Sports
Frost’s dominance shows Flames the danger of trading him
CALGARY — There are games when Morgan Frost makes you believe again.
Games when the hands, the feet, the speed, the creativity all sync up and you suddenly remember why he went 27th overall.
Why he was once viewed as a core piece in Philadelphia.
Why coaches rave about his potential. Why GMs convince themselves he’s just one stretch away from breaking out for good.
Saturday was one of those games.
In the Flames’ 3-2 win over San Jose, a badly needed morale-booster after five-straight losses, Frost wasn’t just noticeable. He was the best player on the ice. First star. Game‑tilter.

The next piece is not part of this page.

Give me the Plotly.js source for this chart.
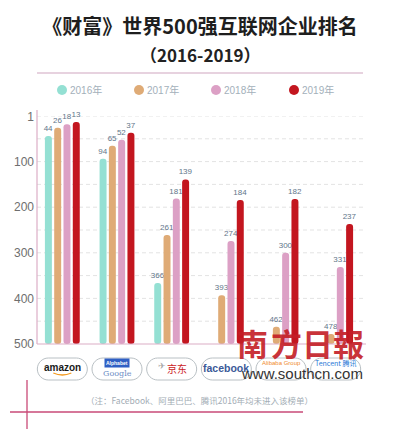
<!DOCTYPE html>
<html><head><meta charset="utf-8">
<script src="https://cdn.plot.ly/plotly-3.0.1.min.js"></script>
<style>html,body{margin:0;padding:0;background:#fff}</style>
</head><body><div id="chart" style="width:400px;height:432px"></div>
<script>
// ---- data ----
const companies = ['Amazon', 'Alphabet', '京东', 'Facebook', '阿里巴巴', '腾讯'];
const years = ['2016年', '2017年', '2018年', '2019年'];
const rank2016 = [44, 94, 366, null, null, null];
const rank2017 = [26, 65, 261, 393, 462, 478];
const rank2018 = [18, 52, 181, 274, 300, 331];
const rank2019 = [13, 37, 139, 184, 182, 237];
const yTickVals = [1, 100, 200, 300, 400, 500];
const yTickText = ['1', '100', '200', '300', '400', '500'];
const titleText = '《财富》世界500强互联网企业排名';
const subtitleText = '（2016-2019）';
const noteText = '（注：Facebook、阿里巴巴、腾讯2016年均未进入该榜单）';
const watermarkChars = '南方日報';
const watermarkUrl = 'www.southcn.com';

// ---- style ----
const colors = ['#94e0d3', '#dfab76', '#dca0c5', '#c3161f'];
const CJK = '"Noto Sans CJK SC", "Noto Sans", sans-serif';
const LAT = 'Arial, "Liberation Sans", "Noto Sans CJK SC", sans-serif';
const BASE = 500;
const GRID_STEP = 50;
// pixel helpers for layout (plot area: x 35..363, y 116..344)
const L = 35, R = 363, T = 116, B = 344;
const px = x => (x - L) / (R - L);
const py = y => (B - y) / (B - T);

const series = [rank2016, rank2017, rank2018, rank2019];
const traces = series.map((s, i) => ({
  type: 'bar',
  name: years[i],
  x: companies,
  base: BASE,
  y: s.map(v => v == null ? null : v - BASE),
  text: s.map(v => v == null ? '' : String(v)),
  textposition: 'outside',
  constraintext: 'none',
  cliponaxis: false,
  textfont: {family: LAT, size: 8, color: '#62768a'},
  marker: {color: colors[i], cornerradius: '50%'},
  hoverinfo: 'skip',
  showlegend: false
}));

const shapes = [];
const annotations = [];
const ann = o => annotations.push(Object.assign({xref: 'paper', yref: 'paper', showarrow: false,
  xanchor: 'center', yanchor: 'middle'}, o));

// dashed horizontal gridlines (behind bars)
for (let v = 0; v < BASE; v += GRID_STEP) {
  shapes.push({type: 'line', layer: 'below', xref: 'paper', yref: 'y', x0: px(37), x1: 1, y0: v, y1: v,
    line: {color: '#e3e3e3', width: 1, dash: '4px,3px'}});
}
// title underline
shapes.push({type: 'line', xref: 'paper', yref: 'paper', x0: px(37), x1: px(363), y0: py(73), y1: py(73),
  line: {color: '#cfa5bf', width: 1.2}});
// axes lines
shapes.push({type: 'line', xref: 'paper', yref: 'paper', x0: px(37), x1: px(37), y0: 0, y1: py(110),
  line: {color: '#dcaec6', width: 1.2}});
shapes.push({type: 'line', xref: 'paper', yref: 'paper', x0: px(37), x1: px(366), y0: 0, y1: 0,
  line: {color: '#dcaec6', width: 1.2}});
// decorative bottom-left lines
shapes.push({type: 'line', xref: 'paper', yref: 'paper', x0: px(10), x1: px(303), y0: py(412), y1: py(412),
  line: {color: '#c94a77', width: 1.3}});
shapes.push({type: 'line', xref: 'paper', yref: 'paper', x0: px(27), x1: px(27), y0: py(380), y1: py(429),
  line: {color: '#c94a77', width: 1.3}});

// legend (manual, circles + text)
const legendX = [62, 139, 216, 294];
years.forEach((yr, i) => {
  shapes.push({type: 'circle', xref: 'paper', yref: 'paper',
    xsizemode: 'pixel', ysizemode: 'pixel', xanchor: px(legendX[i]), yanchor: py(90),
    x0: -5, x1: 5, y0: -5, y1: 5, fillcolor: colors[i], line: {width: 0}});
  ann({x: px(legendX[i] + 6), y: py(90.5), xanchor: 'left', text: yr,
    font: {family: LAT, size: 10, color: '#a3b0ba'}});
});

// logo pills under each category
const pill = 'M-14,-11 L14,-11 C20.08,-11 25,-6.08 25,0 C25,6.08 20.08,11 14,11 L-14,11 C-20.08,11 -25,6.08 -25,0 C-25,-6.08 -20.08,-11 -14,-11 Z';
companies.forEach(c => {
  shapes.push({type: 'path', xref: 'x', yref: 'paper', xsizemode: 'pixel', ysizemode: 'pixel',
    xanchor: c, yanchor: py(369), path: pill, fillcolor: '#ffffff',
    line: {color: '#b9c0c4', width: 1}});
});
// logo contents
ann({xref: 'x', x: companies[0], y: py(367), text: '<b>amazon</b>',
  font: {family: LAT, size: 10, color: '#1a1a1a'}});
shapes.push({type: 'path', xref: 'x', yref: 'paper', xsizemode: 'pixel', ysizemode: 'pixel',
  xanchor: companies[0], yanchor: py(374), path: 'M-9,1 Q0,-3 9,1', line: {color: '#f39a1e', width: 1.3}});
ann({xref: 'x', x: companies[1], y: py(363), text: '<b>Alphabet</b>', bgcolor: '#2f5fc4', borderpad: 1,
  font: {family: LAT, size: 5, color: '#ffffff'}});
ann({xref: 'x', x: companies[1], y: py(373), text: 'Google',
  font: {family: '"DejaVu Serif", serif', size: 8, color: '#6a8cc4'}});
ann({xref: 'x', x: companies[2], y: py(368), xshift: 5, text: '京东',
  font: {family: CJK, size: 10, color: '#cc1b24'}});
ann({xref: 'x', x: companies[2], y: py(366), xshift: -10, text: '✈',
  font: {family: 'DejaVu Sans', size: 9, color: '#a9a9a9'}});
ann({xref: 'x', x: companies[3], y: py(368), text: '<b>facebook</b>',
  font: {family: LAT, size: 10.5, color: '#3b5998'}});
ann({xref: 'x', x: companies[4], y: py(363), text: 'Alibaba Group',
  font: {family: LAT, size: 6, color: '#f08a2c'}});
ann({xref: 'x', x: companies[5], y: py(363), text: 'Tencent 腾讯',
  font: {family: CJK, size: 7, color: '#2a78d6'}});

// footnote
ann({x: px(199), y: py(400), text: noteText, font: {family: CJK, size: 8.5, color: '#a3adb5'}});

// subtitle
ann({x: px(200), y: py(55), text: '<b>' + subtitleText + '</b>',
  font: {family: CJK, size: 17, color: '#222222'}});

// watermark
const wmX = [252, 286, 317, 348];
watermarkChars.split('').forEach((ch, i) => {
  ann({x: px(wmX[i]), y: py(342), text: '<b>' + ch + '</b>',
    font: {family: CJK, size: 31, color: 'rgba(196,30,38,0.92)'}});
});
ann({x: px(302), y: py(373), text: watermarkUrl, font: {family: LAT, size: 15, color: '#333333'}});

const layout = {
  width: 400, height: 432,
  margin: {l: L, r: 400 - R, t: T, b: 432 - B, pad: 0},
  paper_bgcolor: '#ffffff', plot_bgcolor: '#ffffff',
  title: {text: '<b>' + titleText + '</b>', x: 0.5, xref: 'container', y: 1 - 27 / 432, yanchor: 'middle',
    font: {family: CJK, size: 20, color: '#1e1e1e'}},
  barmode: 'group', bargap: 0.32, bargroupgap: 0.25,
  showlegend: false,
  xaxis: {type: 'category', showticklabels: false, showgrid: false, zeroline: false, showline: false, ticks: ''},
  yaxis: {range: [BASE, 0], tickmode: 'array', tickvals: yTickVals, ticktext: yTickText,
    showgrid: false, zeroline: false, showline: false, ticks: '',
    tickfont: {family: LAT, size: 12, color: '#6e6e6e'}},
  shapes: shapes,
  annotations: annotations
};

Plotly.newPlot('chart', traces, layout, {displayModeBar: false, staticPlot: true});
</script>
</body></html>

The kind of centre you build around, not shop around.
A goal. An assist. Five shots on goal. Ten shot attempts. Two penalties drawn. A dangle around Mario Ferraro that drew gasps.
And, maybe most impressively, a 15‑for‑18 night in the faceoff circle, the very area he set a personal goal to improve this season.
“Today, that’s the best I’ve seen him play since he’s been with us,” said Flames coach Ryan Huska.
“The faceoff circle. He had pace to his game. He was setting people up. He’s scoring goals. If you get that version of Morgan Frost every day, I think you’re pretty happy.”
That version is why it’s dangerous to even think about trading him.
But the other version — the one that disappears, the one that stops moving his feet — is why the Flames have to at least listen.
Frost is the kind of player who can drive a coach crazy.
When he’s on, he looks like a second‑line centre for the next decade. When he’s off, he’s pedestrian.
“Yeah, 100 per cent,” said Huska when asked if the key to Frost’s success is using his speed.
“He tries to play through people standing still. And when you play that way, you’re an easy guy to play against. But when he’s moving and he’s got some grit to his game… he’s a really good player.”
That’s the Frost paradox.
He can be elite. He can be invisible.
He can be a foundational piece. He can be a trade chip.
With the organization prioritizing its youth movement, no one is being pushed out the door, but no one is untouchable either.
A 26-year-old centre with upside is valuable, especially in an organization devoid of them.
A centre with inconsistency is movable.
On Saturday, Frost didn’t just score. He didn’t just create. He didn’t just flash.
Playing between Matvei Gridin and Jonathan Huberdeau, it was Frost’s slick setup that sprung Gridin for a game-tying tally the rookie called his first “real” NHL goal.
It was Frost’s pace that forced the Sharks into mistakes. It was Frost’s confidence that allowed him to try that outrageous move around Ferraro, and prompted Huska to put him on the ice just to take the faceoff that led to Joel Farabee’s game-winning shorthanded snipe.
“I think I was moving my feet,” said Frost, who banged in a power-play goal late in the first to tie the game 1-1.
“It gets talked to me about every day, and I think I did a good job today. When I’m feeling confident, that’s when I can start to be a little more creative and do some of the things that I know I can.”
To Frost’s credit, he’s not delusional about his inconsistency.
“I was definitely going through a rough stretch there before,” he said. “That’s always been the thing with me, keeping it going for a long stretch of time.”
He knows the book on him, and he knows the solution.
One area where Frost has made undeniable progress is the dot.
His goal entering the season was to get above 53 per cent – a lofty target for a guy who didn’t crack 50 per cent until last year. Now he’s 21st in the league at 55.6 per cent.
“That’s something I can feed off,” he said.
“There were a few times Husk threw me out there basically just for the faceoff… it can get you out on the ice more, and that’s where you want to be.”
A centre who can win draws, drive play, and create offence is valuable. A centre who can do all that at 26 is even more valuable.
Which brings us back to the dilemma.
It’s not like the Flames are actively shopping Frost. But they’re listening. They have to.
For a team desperately in need of centres, trading a 26‑year‑old evolving middleman feels counterintuitive, but letting him walk for nothing in two years would be worse.
Saturday’s performance, and the three goals in four games that came with it, is the kind of stretch that makes you want to keep him forever.
But the stretches before that? Those are the ones that make you wonder what his value might be on the market.
The Flames are going to find out.
If the Flames ever do move Morgan Frost, it won’t be because of nights like Saturday.
It’ll be because there aren’t enough of them.